Cette problématique est à mon sens une des
limites importante de la théorie écosophique. En effet la
société moderne et le système capitaliste ont
réussi à placer l'individu dans une forme de cadre dont il est
souvent impossible de s'écarter. Une fois les individus «
prisonniers » du rythme que leur impose le monde, renier un de ces aspects
revient souvent à se couper radicalement de la société.
Par exemple, le système de crédit à la consommation, qui
enchaine progressivement les personnes à un travail salarié qui
reviens à « perdre sa vie à la gagner».
Certains individus choisissent volontairement de « s'exiler »
pour changer le cours de leur vie et suivre un mode de fonctionnement plus sain
et cohérent avec leur présence au monde mais la plupart ne
peuvent prétendre s'éloigner de leurs conditions
matérielles d'existence pour embrasser un nouvelle vie.
Ainsi le projet R-urban et plus particulièrement le
dispositif de l'Agrocité vise à remettre en cause cette
équation pour proposer une alternative concrète aux
systèmes existants tout en restant connecté aux enjeux du monde
capitaliste. Les habitants, qui vivent chacun dans une situation
différente peuvent s'intégrer au projet sans renier leur mode de
vie, basé sur une économie de marché et un travail
salarial. Ces espaces ne peuvent en effet pour l'instant prétendre
transformer radicalement les conditions d'existence et se contentent de montrer
que d'autres valeurs peuvent régir des espaces. Mais comme nous l'avons
expliqué plus haut, très peu d'éducation a
été réalisée pour permettre la compréhension
de ces mécanismes.

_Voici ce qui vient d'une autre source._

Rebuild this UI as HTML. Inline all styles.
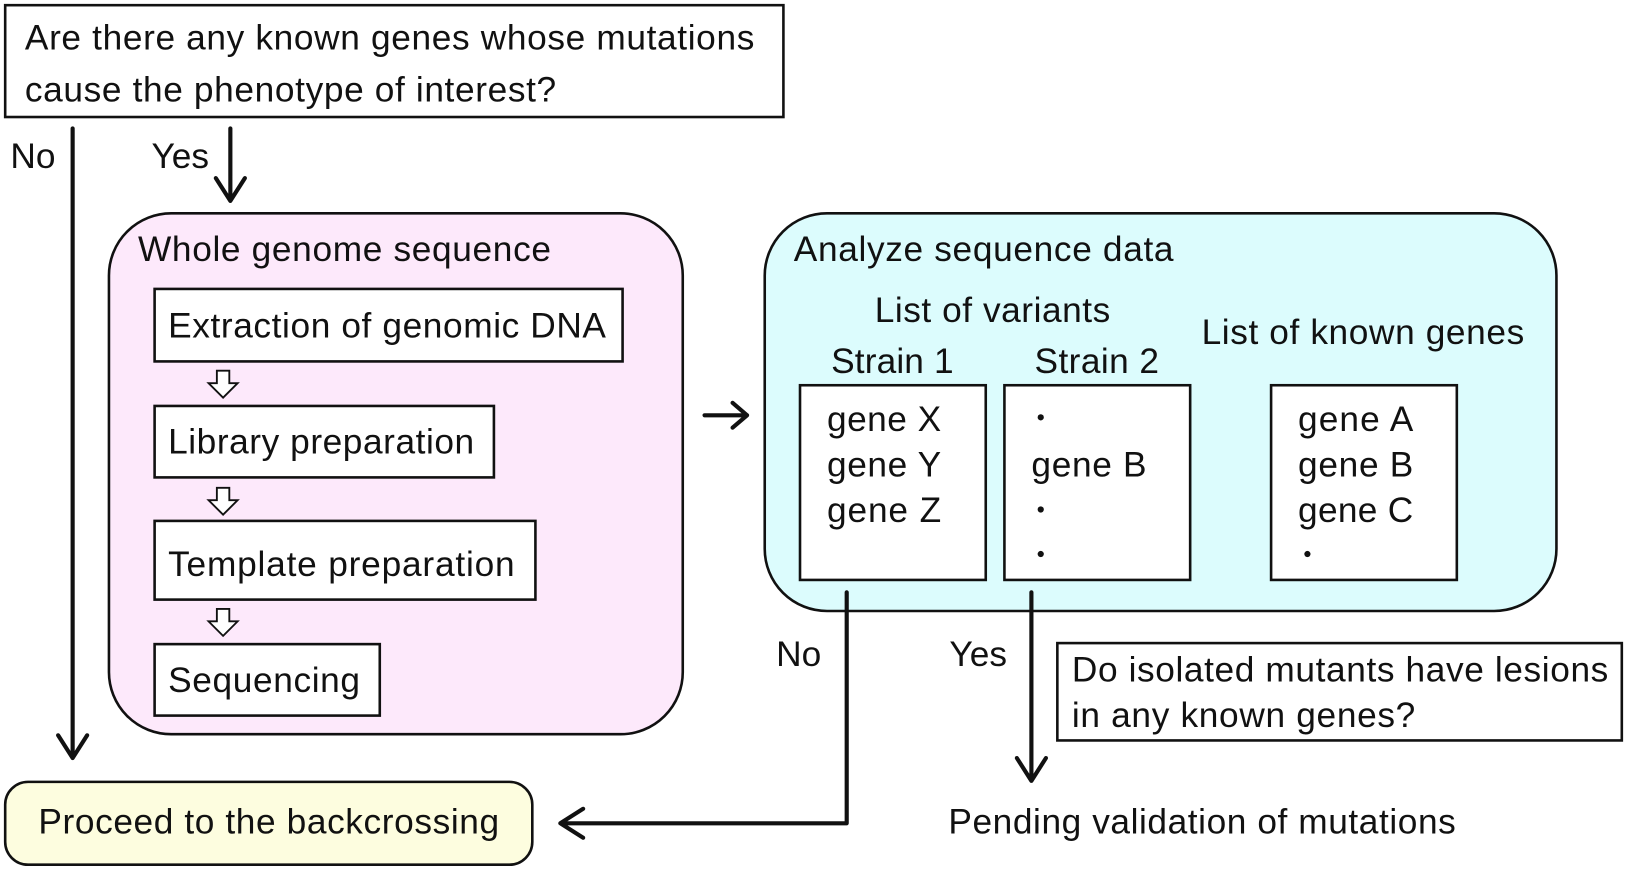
<!DOCTYPE html>
<html><head><meta charset="utf-8"><style>
html,body{margin:0;padding:0;background:#fff;width:1627px;height:873px;overflow:hidden}
svg{display:block}
text{font-family:"Liberation Sans",Arial,sans-serif;font-size:34px;fill:#111}
</style></head><body>
<svg width="1627" height="873" viewBox="0 0 1568 843" preserveAspectRatio="none" xmlns="http://www.w3.org/2000/svg">
<g fill="none" stroke="#111" stroke-width="2.5">
<rect x="5" y="5" width="750" height="108" fill="#fff"/>
<rect x="105" y="206" width="553" height="503" rx="60" fill="#fde9fb"/>
<rect x="737" y="206" width="763" height="384" rx="60" fill="#dcfcfd"/>
<rect x="149" y="279" width="451" height="70" fill="#fff"/>
<rect x="149" y="392" width="327" height="69" fill="#fff"/>
<rect x="149" y="503" width="367" height="76" fill="#fff"/>
<rect x="149" y="622" width="217" height="69" fill="#fff"/>
<rect x="771" y="372" width="179" height="188" fill="#fff"/>
<rect x="968" y="372" width="179" height="188" fill="#fff"/>
<rect x="1225" y="372" width="179" height="188" fill="#fff"/>
<rect x="1019" y="621" width="544" height="94" fill="#fff"/>
<rect x="5" y="755" width="508" height="80" rx="22" fill="#fdfddf"/>
</g>
<g fill="none" stroke="#111" stroke-width="4" stroke-linecap="round" stroke-linejoin="round">
<path d="M70 124V732M56 710L70 732L84 710"/>
<path d="M222 124V194M208 172L222 194L236 172"/>
<path d="M679 401H720M706 389L720 401L706 413"/>
<path d="M816 572V795H540M562 781L540 795L562 809"/>
<path d="M994 572V754M980 732L994 754L1008 732"/>
</g>
<g fill="#fff" stroke="#111" stroke-width="1.8">
<path d="M209 358h12v12h8l-14 14l-14-14h8z"/>
<path d="M209 471h12v12h8l-14 14l-14-14h8z"/>
<path d="M209 588h12v12h8l-14 14l-14-14h8z"/>
</g>
<text x="24" y="48" textLength="703">Are there any known genes whose mutations</text>
<text x="24" y="98" textLength="512">cause the phenotype of interest?</text>
<text x="10" y="162">No</text>
<text x="146" y="162">Yes</text>
<text x="133" y="252" textLength="398">Whole genome sequence</text>
<text x="162" y="326" textLength="422">Extraction of genomic DNA</text>
<text x="162" y="438" textLength="295">Library preparation</text>
<text x="162" y="556" textLength="334">Template preparation</text>
<text x="162" y="668" textLength="185">Sequencing</text>
<text x="765" y="252" textLength="366">Analyze sequence data</text>
<text x="843" y="311" textLength="227">List of variants</text>
<text x="801" y="360" textLength="118">Strain 1</text>
<text x="997" y="360" textLength="120">Strain 2</text>
<text x="1158" y="332" textLength="311">List of known genes</text>
<text x="797" y="416" textLength="110">gene X</text>
<text x="797" y="460" textLength="110">gene Y</text>
<text x="797" y="504" textLength="110">gene Z</text>
<text x="994" y="460" textLength="111">gene B</text>
<text x="1251" y="416" textLength="111">gene A</text>
<text x="1251" y="460" textLength="111">gene B</text>
<text x="1251" y="504" textLength="111">gene C</text>
<g fill="#111"><circle cx="1003" cy="403" r="3"/><circle cx="1003" cy="492" r="3"/><circle cx="1003" cy="535" r="3"/><circle cx="1260" cy="535" r="3"/></g>
<text x="748" y="643">No</text>
<text x="915" y="643">Yes</text>
<text x="1033" y="658" textLength="517">Do isolated mutants have lesions</text>
<text x="1033" y="702" textLength="331">in any known genes?</text>
<text x="914" y="805" textLength="489">Pending validation of mutations</text>
<text x="37" y="805" textLength="444">Proceed to the backcrossing</text>
</svg>
</body></html>
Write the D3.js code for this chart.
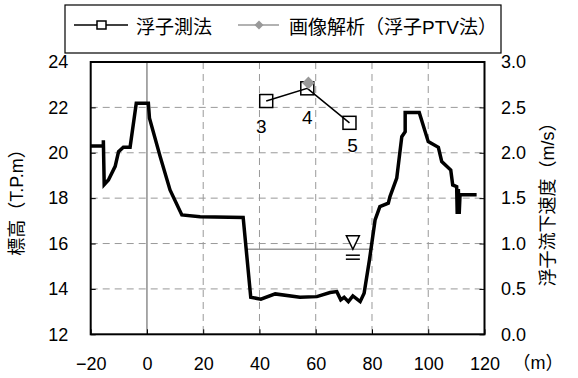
<!DOCTYPE html>
<html>
<head>
<meta charset="utf-8">
<script src="https://cdn.jsdelivr.net/npm/d3@7"></script>
<style>
  body { margin: 0; background: #fff; }
  svg { font-family: "Liberation Sans", "Noto Sans CJK JP", sans-serif; }
</style>
</head>
<body>
<div id="chart"></div>
<script>
// cross section (distance m, elevation T.P.m)
const sectionDist = [-20, -15.5, -15.5, -15.2, -13.7, -11.3, -10.1, -8.4, -6.0, -3.8, 0.5, 0.9, 4.7, 8.2, 12.4, 18.9,
  34.2, 36.9, 40.5, 45.6, 54.4, 60.4, 65.1, 67.5, 68.9, 70.1, 71.6, 73.2, 75.8, 77.2, 79.1, 81.1,
  82.8, 85.8, 86.4, 88.8, 90.6, 91.8, 91.8, 96.8, 100.0, 103.6, 104.8, 108.0, 108.7, 110.1,
  110.3, 110.7, 111.0, 111.3, 117.2];
const sectionElev = [20.3, 20.3, 20.55, 18.6, 18.8, 19.4, 20.05, 20.24, 20.24, 22.18, 22.18, 21.52, 19.83, 18.36, 17.26, 17.18,
  17.15, 13.63, 13.55, 13.78, 13.63, 13.66, 13.84, 13.88, 13.52, 13.63, 13.44, 13.69, 13.44, 13.81, 15.28, 17.04,
  17.63, 17.78, 18.07, 18.88, 20.71, 20.93, 21.77, 21.77, 20.49, 20.24, 19.61, 19.24, 18.58, 18.51,
  17.3, 18.4, 17.3, 18.15, 18.15];

// float measurements (distance m, velocity m/s)
const floatNo = ['3', '4', '5'];
const floatDist = [42.4, 57.0, 72.0];
const floatVel = [2.57, 2.71, 2.33];

// image analysis (PTV)
const ptvDist = [57.4];
const ptvVel = [2.77];

// water level
const waterLevel = 15.75;
const waterFrom = 35, waterTo = 80.5, waterMark = 73.2;

// ticks
const xTicks = [-20, 0, 20, 40, 60, 80, 100, 120];
const yTicks = [12, 14, 16, 18, 20, 22, 24];
const y2Ticks = [0, 0.5, 1.0, 1.5, 2.0, 2.5, 3.0];

const legendLabels = ['浮子測法', '画像解析（浮子PTV法）'];

const W = 578, H = 378;
const m = { left: 90.7, right: 484.5, top: 62, bottom: 334.3 };

const svg = d3.select('#chart').append('svg')
  .attr('width', W)
  .attr('height', H);

const x = d3.scaleLinear().domain([-20, 120]).range([m.left, m.right]);
const y = d3.scaleLinear().domain([12, 24]).range([m.bottom, m.top]);
const y2 = d3.scaleLinear().domain([0, 3]).range([m.bottom, m.top]);

// dashed grid
svg.append('g')
  .selectAll('line')
  .data(yTicks.filter(d => d > 12 && d < 24))
  .enter().append('line')
  .attr('x1', m.left).attr('x2', m.right)
  .attr('y1', d => y(d)).attr('y2', d => y(d))
  .attr('stroke', '#999').attr('stroke-dasharray', '7,5');

svg.append('g')
  .selectAll('line')
  .data(xTicks.filter(d => d > 0 && d < 120))
  .enter().append('line')
  .attr('x1', d => x(d)).attr('x2', d => x(d))
  .attr('y1', m.top).attr('y2', m.bottom)
  .attr('stroke', '#999').attr('stroke-dasharray', '7,5');

// x = 0 line
svg.append('line')
  .attr('x1', x(0)).attr('x2', x(0))
  .attr('y1', m.top).attr('y2', m.bottom)
  .attr('stroke', '#555').attr('stroke-width', 1);

// water level
svg.append('line')
  .attr('x1', x(waterFrom)).attr('x2', x(waterTo))
  .attr('y1', y(waterLevel)).attr('y2', y(waterLevel))
  .attr('stroke', '#999').attr('stroke-width', 1.5);

const wx = x(waterMark), wy = y(waterLevel);
svg.append('path')
  .attr('d', `M${wx - 6.5},${wy - 13.5}L${wx + 6.5},${wy - 13.5}L${wx},${wy}Z`)
  .attr('fill', 'none').attr('stroke', '#000').attr('stroke-width', 1.5);
[6, 10].forEach(off => {
  svg.append('line')
    .attr('x1', wx - 7).attr('x2', wx + 7)
    .attr('y1', wy + off).attr('y2', wy + off)
    .attr('stroke', '#000').attr('stroke-width', 1.5);
});

// cross section line
const section = sectionDist.map((d, i) => ({ d: d, e: sectionElev[i] }));
svg.append('path')
  .datum(section)
  .attr('fill', 'none')
  .attr('stroke', '#000')
  .attr('stroke-width', 3.5)
  .attr('stroke-linejoin', 'miter')
  .attr('d', d3.line().x(p => x(p.d)).y(p => y(p.e)));

// float line + squares
const floats = floatDist.map((d, i) => ({ d: d, v: floatVel[i], n: floatNo[i] }));
svg.append('path')
  .datum(floats)
  .attr('fill', 'none')
  .attr('stroke', '#000')
  .attr('stroke-width', 1.5)
  .attr('d', d3.line().x(p => x(p.d)).y(p => y2(p.v)));

svg.selectAll('rect.float')
  .data(floats)
  .enter().append('rect')
  .attr('class', 'float')
  .attr('x', p => x(p.d) - 6.5).attr('y', p => y2(p.v) - 6.5)
  .attr('width', 13).attr('height', 13)
  .attr('fill', 'none').attr('stroke', '#000').attr('stroke-width', 1.5);

const labelOff = [[-5, 25], [0, 29], [3, 23]];
svg.selectAll('text.fno')
  .data(floats)
  .enter().append('text')
  .attr('class', 'fno')
  .attr('x', (p, i) => x(p.d) + labelOff[i][0])
  .attr('y', (p, i) => y2(p.v) + labelOff[i][1])
  .attr('dy', '0.35em')
  .attr('text-anchor', 'middle')
  .attr('font-size', 19)
  .text(p => p.n);

// ptv diamond
const diamond = d3.symbol().type(d3.symbolSquare).size(80);
svg.selectAll('path.ptv')
  .data(ptvDist.map((d, i) => ({ d: d, v: ptvVel[i] })))
  .enter().append('path')
  .attr('class', 'ptv')
  .attr('d', diamond)
  .attr('transform', p => `translate(${x(p.d)},${y2(p.v)}) rotate(45)`)
  .attr('fill', '#999');

// axes
const fmt1 = d3.format('.1f');
svg.append('g')
  .attr('transform', `translate(0,${m.bottom})`)
  .call(d3.axisBottom(x).tickValues(xTicks).tickSize(-5).tickPadding(22.5))
  .call(g => g.selectAll('text').attr('font-size', 18).attr('fill', '#000'));

svg.append('g')
  .attr('transform', `translate(${m.left},0)`)
  .call(d3.axisLeft(y).tickValues(yTicks).tickSize(-5).tickPadding(22.5))
  .call(g => g.selectAll('text').attr('font-size', 18).attr('fill', '#000'));

svg.append('g')
  .attr('transform', `translate(${m.right},0)`)
  .call(d3.axisRight(y2).tickValues(y2Ticks).tickFormat(fmt1).tickSize(-5).tickPadding(16.5))
  .call(g => g.selectAll('text').attr('font-size', 18).attr('fill', '#000'));

svg.selectAll('.domain').remove();
svg.selectAll('.tick line').attr('stroke', '#000');

// plot frame
svg.append('rect')
  .attr('x', m.left).attr('y', m.top)
  .attr('width', m.right - m.left).attr('height', m.bottom - m.top)
  .attr('fill', 'none').attr('stroke', '#000').attr('stroke-width', 2);

// axis titles
svg.append('text')
  .attr('transform', `translate(17,198) rotate(-90)`)
  .attr('text-anchor', 'middle').attr('dominant-baseline', 'central')
  .attr('font-size', 18)
  .text('標高（T.P.m）');

svg.append('text')
  .attr('transform', `translate(548,200) rotate(-90)`)
  .attr('text-anchor', 'middle').attr('dominant-baseline', 'central')
  .attr('font-size', 18)
  .text('浮子流下速度（m/s）');

svg.append('text')
  .attr('x', 538).attr('y', 363)
  .attr('text-anchor', 'middle').attr('dominant-baseline', 'central')
  .attr('font-size', 18)
  .text('（m）');

// legend
const legend = svg.append('g');
legend.append('rect')
  .attr('x', 65).attr('y', 5).attr('width', 436).attr('height', 48)
  .attr('fill', '#fff').attr('stroke', '#000').attr('stroke-width', 1.2);

legend.append('line')
  .attr('x1', 74).attr('x2', 128).attr('y1', 25).attr('y2', 25)
  .attr('stroke', '#000').attr('stroke-width', 1.5);
legend.append('rect')
  .attr('x', 97).attr('y', 21).attr('width', 9).attr('height', 8)
  .attr('fill', '#fff').attr('stroke', '#000').attr('stroke-width', 1.5);
legend.append('text')
  .attr('x', 136).attr('y', 34).attr('font-size', 19)
  .text(legendLabels[0]);

legend.append('line')
  .attr('x1', 238).attr('x2', 279).attr('y1', 25).attr('y2', 25)
  .attr('stroke', '#999').attr('stroke-width', 1.5);
legend.append('path')
  .attr('d', d3.symbol().type(d3.symbolSquare).size(40))
  .attr('transform', 'translate(259,25) rotate(45)')
  .attr('fill', '#999');
legend.append('text')
  .attr('x', 289).attr('y', 34).attr('font-size', 19)
  .text(legendLabels[1]);
</script>
</body>
</html>
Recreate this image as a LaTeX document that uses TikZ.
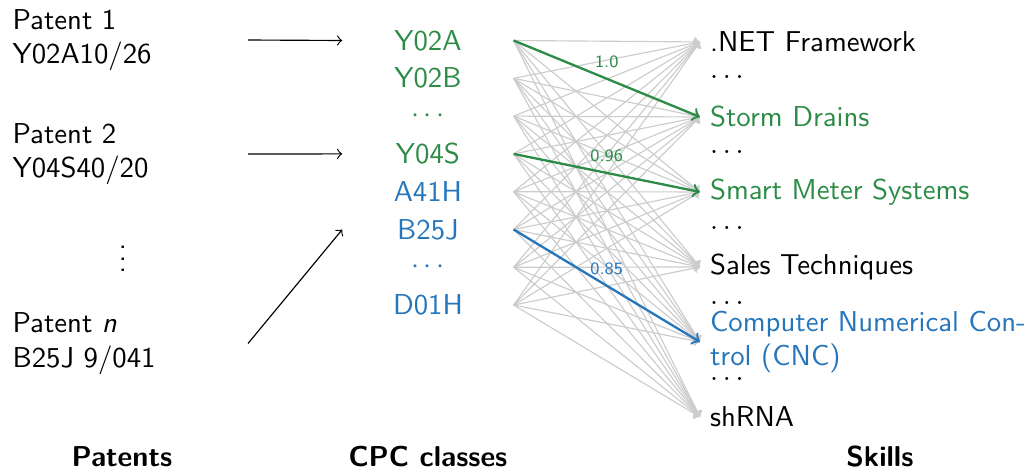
\documentclass[tikz,border=0pt]{standalone}
\usepackage{xcolor}
\usetikzlibrary{calc,positioning,arrows}
\renewcommand{\familydefault}{\sfdefault}

\definecolor{cpcgreen}{RGB}{44,140,70}
\definecolor{cpcblue}{RGB}{38,118,188}

\tikzset{
	patent/.style={anchor=west, align=left, inner sep=0pt, text width=2.87cm},
	cpc/.style={inner sep=0pt, minimum width=2.08cm},
	skill/.style={anchor=west},
	head/.style={font=\bfseries},
	edge/.style={->, gray!40, thin},
	hl/.style={->, thick},
	wlabel/.style={font=\fontsize{6}{7}\selectfont}
}

\begin{document}
\begin{tikzpicture}
	\useasboundingbox (0,0) rectangle (12.6,-5.732);

	% patents
	\node[patent] at (0.147,-0.489) (p1) {Patent 1\\Y02A10/26};
	\node[patent] at (0.147,-1.882) (p2) {Patent 2\\Y04S40/20};
	\node at (1.503,-3.06) (pv) {$\vdots$};
	\node[patent] at (0.147,-4.198) (pn) {Patent \textit{n}\\B25J 9/041};

	% cpc classes
	\node[cpc, text=cpcgreen] at (5.23,-0.495) (y02a) {Y02A};
	\node[cpc, text=cpcgreen] at (5.23,-0.957) (y02b) {Y02B};
	\node[cpc, text=cpcgreen] at (5.23,-1.419) (c1) {$\cdots$};
	\node[cpc, text=cpcgreen] at (5.23,-1.881) (y04s) {Y04S};
	\node[cpc, text=cpcblue] at (5.23,-2.343) (a41h) {A41H};
	\node[cpc, text=cpcblue] at (5.23,-2.805) (b25j) {B25J};
	\node[cpc, text=cpcblue] at (5.23,-3.267) (c2) {$\cdots$};
	\node[cpc, text=cpcblue] at (5.23,-3.728) (d01h) {D01H};

	% skills
	\node[skill] at (8.554,-0.513) (net) {.NET Framework};
	\node[skill] at (8.554,-0.941) (s1) {$\dots$};
	\node[skill, text=cpcgreen] at (8.554,-1.430) (storm) {Storm Drains};
	\node[skill] at (8.554,-1.857) (s2) {$\dots$};
	\node[skill, text=cpcgreen] at (8.554,-2.346) (smart) {Smart Meter Systems};
	\node[skill] at (8.554,-2.786) (s3) {$\dots$};
	\node[skill] at (8.554,-3.263) (sales) {Sales Techniques};
	\node[skill] at (8.554,-3.703) (s4) {$\dots$};
	\node[skill, align=left, text=cpcblue] at (8.554,-4.179) (cnc) {Computer Numerical Con-\\trol (CNC)};
	\node[skill] at (8.554,-4.631) (s5) {$\dots$};
	\node[skill] at (8.554,-5.096) (shrna) {shRNA};

	% column titles
	\node[head] at (1.491,-5.585) (tpat) {Patents};
	\node[head] at (5.230,-5.585) (tcpc) {CPC classes};
	\node[head] at (10.754,-5.585) (tskill) {Skills};

	\draw[->] (p1.east) -- (y02a.west);
	\draw[->] (p2.east) -- (y04s.west);
	\draw[->] (pn.east) -- (b25j.west);

	\foreach \c in {y02a,y02b,c1,y04s,a41h,b25j,c2,d01h}
		\foreach \s in {net,storm,smart,sales,cnc,shrna}
			\draw[edge] (\c.east) -- (\s.west);

	\draw[hl, cpcgreen] (y02a.east) -- node[wlabel, above] {1.0} (storm.west);
	\draw[hl, cpcgreen] (y04s.east) -- node[wlabel, above] {0.96} (smart.west);
	\draw[hl, cpcblue] (b25j.east) -- node[wlabel, above] {0.85} (cnc.west);
\end{tikzpicture}
\end{document}
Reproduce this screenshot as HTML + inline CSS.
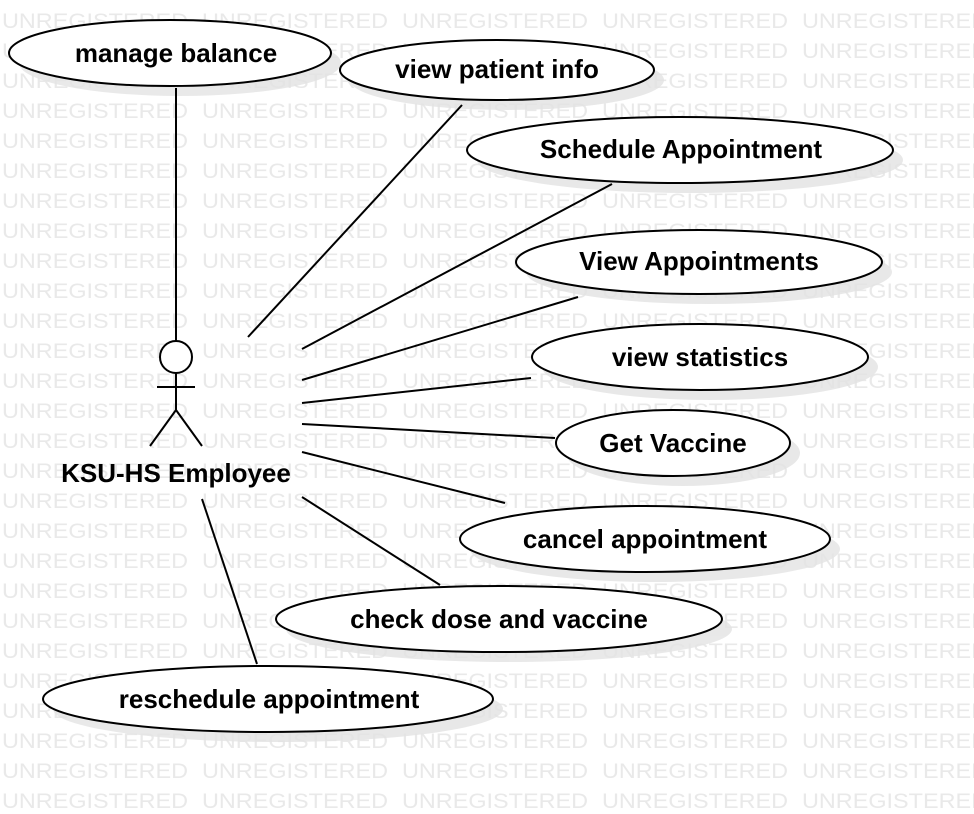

L'AAA ne s'implique pas dans une démarche
d'éducation populaire comme elle peut exister dans d'autres
réseaux. Ils envisagent plutôt ce processus comme un exercice
quotidien de démonstration qu'autre chose est possible, que d'autres
rapports de production entre les individus et au sein de la ville sont
possibles. Tout l'enjeu du projet est justement de permettre aux individus
d'inventer un autre système concurrent de l'existant afin de transformer
concrètement les conditions de vie et donner une intensité
nouvelle au monde. Nous verrons par la suite la difficulté qui
réside dans la mise en place d'un espace et d'un projet qui suscite une
telle prise de recul sur la vie moderne.